Kesaksian saya tentang para seniman sahabat Bapak saya Gerson Poyk sejak saya kecil, menjadi catatan kenangan yang menempel kuat di dinding ingatan saya. Ada beragam perilaku ‘kedagingan‘ yang berjalan pada satu kata yaitu ‘kesetiaan’ yang mestinya menjadi bingkai kehidupan mereka, tapi sayangnya terabaikan.

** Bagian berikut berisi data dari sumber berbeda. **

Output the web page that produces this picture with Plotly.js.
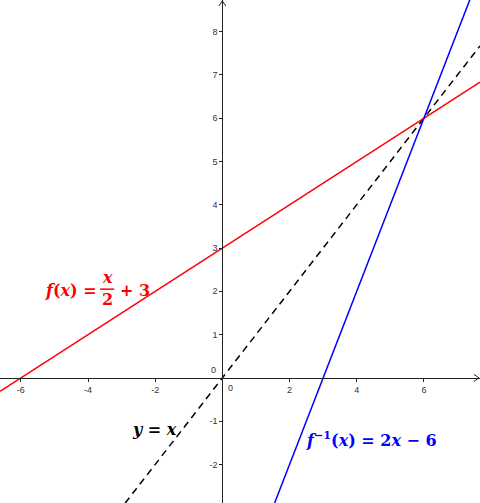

Bagi para sahabat Bapak saya itu, juga untuk Bapak, cinta dan keindahan adalah dua kata yang sulit mereka abaikan, meski mereka telah terikat pada suatu lembaga yang diberi nama keluarga. Entah, apakah itu bisa diberi nama ‘kegelisahan libido’ yang berkaitan dengan proses kreatif di dalam berkarya.
Dan kegelisahan yang mereka tuangkan dalam gelutan cinta tertuang pada rasa yang mereka salurkan pada sosok-sosok mahluk bernama perempuan, mistres atau perempuan simpanan telah menjadi kisah klasik yang memberikan luka batin bagi istri, anak dalam keluarga inti. Pesona ragawi yang dikirim melalui ucap dan perhatian, memupuskan arti kata kesetiaan yang mestinya diberikan pada sang istri.

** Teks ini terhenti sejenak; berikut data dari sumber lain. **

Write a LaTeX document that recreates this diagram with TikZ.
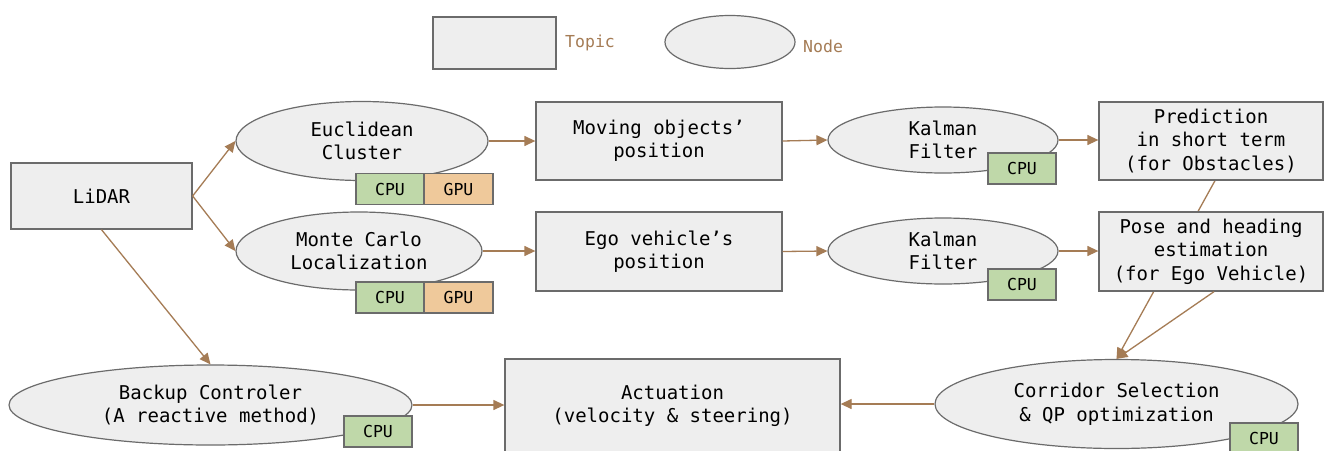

Peristiwa ini tanpa disadari menorehkan luka batin yang tak disadarinya terus melekat hingga sang anak menjadi tua dan sang istri pergi dari dunia. Namun meski demikian ego di dalam nama besar yang selalu tercatat pada karya-karya spektakuler, menghapus segala catatan kelam yang pernah tertera.

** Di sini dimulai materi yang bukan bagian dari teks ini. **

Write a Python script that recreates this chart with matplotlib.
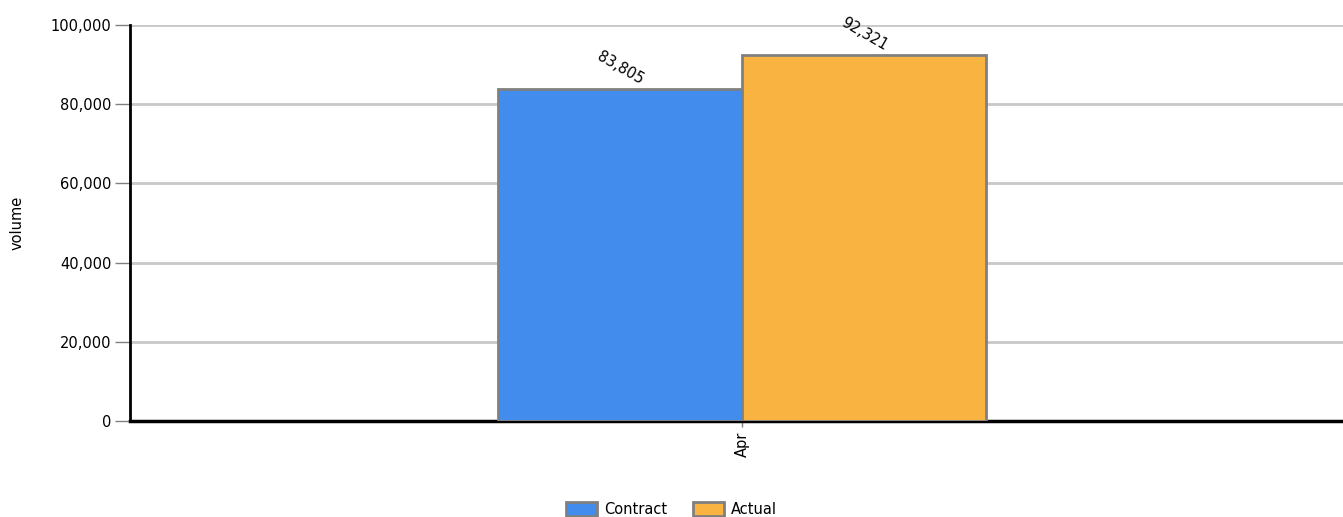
import matplotlib
matplotlib.use("Agg")
import matplotlib.pyplot as plt
from matplotlib.ticker import FuncFormatter, MultipleLocator

categories = ["Apr"]
series_names = ["Contract", "Actual"]
contract = [83805]
actual = [92321]
colors = ["#428CEE", "#F9B341"]

plt.rcParams["font.family"] = ["DejaVu Sans"]

fig = plt.figure(figsize=(13.43, 5.17), dpi=100)
ax = fig.add_axes([130 / 1343, 1 - 421 / 517, 1 - 130 / 1343, (421 - 25) / 517])

width = 1.0
xs = list(range(len(categories)))
values = [contract, actual]
for i, (name, vals, col) in enumerate(zip(series_names, values, colors)):
    offs = (i - 0.5) * width
    bars = ax.bar([x + offs for x in xs], vals, width=width, color=col,
                  edgecolor="#808080", linewidth=2, label=name, zorder=3)
    for b, v in zip(bars, vals):
        ax.annotate(f"{v:,}", (b.get_x() + b.get_width() / 2, v),
                    xytext=(0, 21), textcoords="offset pixels",
                    ha="center", va="center", rotation=-30, fontsize=10.5)

ax.set_xlim(-2.508, 2.463)
ax.set_ylim(0, 100000)
ax.yaxis.set_major_locator(MultipleLocator(20000))
ax.yaxis.set_major_formatter(FuncFormatter(lambda v, p: f"{int(v):,}"))
ax.set_xticks(xs)
ax.set_xticklabels(categories, rotation=90, fontsize=10.5)

ax.grid(axis="y", color="#c8c8c8", linewidth=2, zorder=0)
ax.set_axisbelow(True)

for s in ["top", "right"]:
    ax.spines[s].set_visible(False)
ax.spines["left"].set_linewidth(2)
ax.spines["left"].set_color("black")
ax.spines["bottom"].set_linewidth(2.5)
ax.spines["bottom"].set_color("black")

ax.tick_params(axis="y", length=10.5, width=1, color="#808080", labelsize=10.5, pad=3)
ax.tick_params(axis="x", length=4, width=1, color="#808080", pad=4)

ax.set_ylabel("volume", fontsize=10.5)
ax.yaxis.set_label_coords(-105 / 1213, 0.5)

fig.legend(loc="center", bbox_to_anchor=(0.5, 1 - 509 / 517), ncol=2, frameon=False,
           fontsize=10.5, handlelength=2.1, handleheight=1.1, columnspacing=1.8,
           handletextpad=0.5)

fig.savefig("out.png", dpi=100)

Satu abad, seribu tahun, berpuluh tahun, catatan dan peringatan tentang kredibilitas atas pengakuan dari karya-karya yang tercipta, menggiring pengukuhan bahwa ia adalah sosok hebat yang ‘disembah‘ bagai dewa dalam bidangnya, khususnya sastra. Noktah hitam yang pernah dilakukan akibat perilaku ketidaksetiaan pada keluarga inti terlupakan.
Karya menutupi penyimpangan perilaku yang pernah diperbuat. Permisif dan menutup mata pun menjadi semacam jargon untuk tidak mengingat sikap masa lalu dan melupakan dengan bijak kisah-kisah memedihkan dari kesadaran untuk berperilaku setia.
Semua memang berada di lingkungan yang menaungi mereka. Apa salahnya jika cinta itu datang? Dia berkuasa bagai panah amor yang menukik tajam. Ya, kenikmatan sekejap tanpa disadari terus menggiring luka pada orang-orang terdekat. Dan cinta datang tanpa diduga bersama kekuatannya yang dahsyat.
Lalu saat tua dan penyakit beruntun tiba, maka keluarga inti yang menjadi sentral pertolongan pertama untuk membantu dan merawatnya. Yang lain, mereka yang pernah menjadi kekasih terselubung, lenyap tanpa bekas, sebab bila hal itu sudah menyangkut biaya dan perhatian penuh, mereka ogah terlibat. Seperti yang kerap terjadi, ketika tergolek lemah di atas pembaringan, maka sang istri pertama dan sah dinikahi, menjadi tempat untuk berlindung.
Begitulah drama kehidupan dari euforia sesaat ketika naluri dan hasrat libido tak bisa termanage dengan baik. Kesetiaan yang menjadi sumpah di ranah pernikahan, bias. Saat perundungan tentang segala sakit-penyakit tiba, kambali ke rumah, mencari sang kekasih lama yang pernah terlupakan yaitu istri sah dan para anak.
Menjadi setia memang perlu pertahanan kuat dari godaan panca indra tubuh kedagingan itu sendiri. Pilihan itu memang berat, dan penentuan rasa untuk selalu berada di ranah kesetiaan, kerap terpolusi oleh kehendak yang muncul dari diri sendiri dan keputusan untuk menolaknya itu ada di tangan Anda juga saya.
Maka beruntunglah mereka sebelum penyakit datang menggerogoti, tubuh terkapar tak berdaya, telah pulang ke dalam pelukan keluarga inti. Sebab percuma tatkala nama besar dipuja seribu atau seabad, namun proses yang terjadi sebelumnya barkalang derita, sakit-penyakit dan kepapaan hidup yang tak berkesudahan.